The Widows of EastwickJohn Updike
Hamish Hamilton, Rs 450
John Updike’s witches return, widowed and wrinkled, but America has moved on
In every literary generation, the most representative writers aren’t necessarily those most obviously tied to the period concerns. Why did John Updike write about wizardry and witchcraft set in a time when Nixon was polarising America? And how did The Witches of Eastwick (1984) become a representative American novel (notwithstanding the later, massacring cinematic adaptation)? Updike — about whom it was acknowledged from the start that he wrote exceedingly well, but doubted in some quarters if he had anything to say — was never liked by the generation of writers that passed into middle-age waiting for him and Philip Roth to go. Updike was the fourth pillar of the triumvirate of post-war American fiction — Saul Bellow, Roth, Norman Mailer — as the Gentile outlier, who rivalled the Jewish masters and yet knew his place. His fiction too would spring from the death of the American Dream, from the inexplicable yet axiomatic paradox of life going on as it heads nowhere. But not with as much high drama. Yet, wasn’t Rabbit drama enough? Updike is the poet (and he is a versifier too) of suburban/small-town America’s hidden heartbreaks and joie de vivre — sex, adultery, discord, divorce, decay and death.

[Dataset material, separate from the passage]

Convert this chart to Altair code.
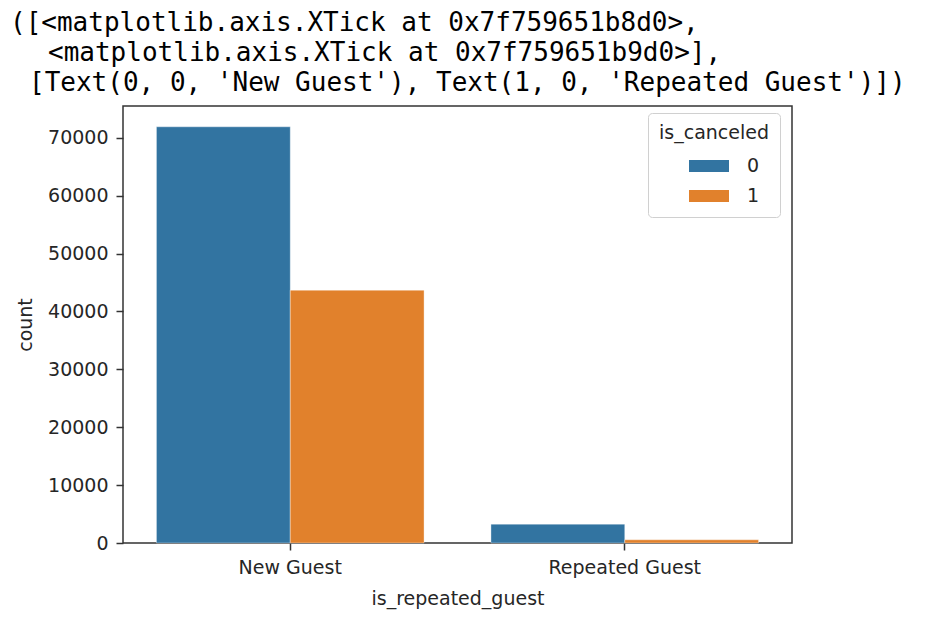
import altair as alt
import pandas as pd

# seaborn countplot: is_repeated_guest split by is_canceled
guest_type = ["New Guest", "New Guest", "Repeated Guest", "Repeated Guest"]
is_canceled = ["0", "1", "0", "1"]
counts = [71908, 43672, 3258, 552]

tick_values = [0, 10000, 20000, 30000, 40000, 50000, 60000, 70000]

header_lines = [
    "([<matplotlib.axis.XTick at 0x7f759651b8d0>,",
    "\u2800\u2800<matplotlib.axis.XTick at 0x7f759651b9d0>],",
    "\u2800[Text(0, 0, 'New Guest'), Text(1, 0, 'Repeated Guest')])",
]

source = pd.DataFrame({
    "is_repeated_guest": guest_type,
    "is_canceled": is_canceled,
    "count": counts,
})

font = "DejaVu Sans"

chart = alt.Chart(source).mark_bar(
    stroke="white", strokeWidth=0.6, strokeOpacity=0.6
).encode(
    x=alt.X("is_repeated_guest:N",
            scale=alt.Scale(paddingInner=0, paddingOuter=0),
            axis=alt.Axis(title="is_repeated_guest", labelAngle=0)),
    xOffset=alt.XOffset("is_canceled:N",
                        scale=alt.Scale(paddingInner=0, paddingOuter=0.25)),
    y=alt.Y("count:Q",
            scale=alt.Scale(domain=[0, 75503], nice=False, zero=True),
            axis=alt.Axis(title="count", values=tick_values, format="d")),
    color=alt.Color("is_canceled:N",
                    scale=alt.Scale(domain=["0", "1"], range=["#3274a1", "#e1812c"]),
                    legend=alt.Legend(
                        title="is_canceled", orient="none",
                        legendX=525, legendY=7,
                        symbolType="M-2,-0.6H2V0.6H-2Z",
                        symbolSize=400, symbolStrokeWidth=0,
                        symbolOffset=30,
                        fillColor="white", strokeColor="#d0d0d0",
                        cornerRadius=4, padding=11,
                        titleAnchor="middle", titleFontWeight="normal",
                        titleFontSize=19, labelFontSize=19,
                        titleFont=font, labelFont=font,
                        titleColor="#262626", labelColor="#262626",
                        rowPadding=10, titlePadding=13, labelOffset=28,
                    )),
).properties(
    width=669,
    height=437,
    title=alt.TitleParams(
        text=header_lines,
        anchor="start",
        frame="group",
        dx=-113,
        offset=10,
        limit=2000,
        font="DejaVu Sans Mono",
        fontSize=26,
        fontWeight="normal",
        lineHeight=30,
        color="black",
    ),
    padding={"left": 115, "top": 98, "right": 120, "bottom": 75},
    autosize=alt.AutoSizeParams(type="none"),
).configure_view(
    stroke="#333333", strokeWidth=1.5
).configure_axis(
    labelFont=font, titleFont=font,
    labelFontSize=19, titleFontSize=19,
    titleFontWeight="normal",
    labelColor="#262626", titleColor="#262626",
    domain=False, grid=False,
    tickColor="#333333", tickSize=7, tickWidth=1.5,
    labelPadding=8,
).configure_axisY(
    titlePadding=12,
).configure_axisX(
    titlePadding=12,
)

chart.save("out.html", embed_options={"renderer": "svg", "actions": False})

The Witches, while it dealt with all this, was, however, a break with the Rabbit Angstrom books. If Rabbit felt things had run their course, Alexandra, Jane and Sukie — the three witches — lit a pseudo-feminist path to women’s empowerment, bringing back hope. They were “empowered” divorcees, in a small Rhode Island town, devouring the men and using sorcery to destroy other people’s lives, not excluding murder, suicide and sterility. The devil in flesh was an Eastwick newcomer named Darryl Van Horne (played by Jack Nicholson) — the comic, evil and intellectual centre of their lives. But through their myriad desires, Updike showed how mundane their lives, all lives, are — witchcraft (the “maleficia”) gets you no more than a little warmth and sex, and a lot of calumny and hatred. And small-town America continues unabated, unchanged. But the strongest indignation in the book was at the treatment of female divorcees, in closed minds and closed societies. All of it was darkly comic, punctuated by pathos, just as violence underlies the “effortless”, smooth Updike prose.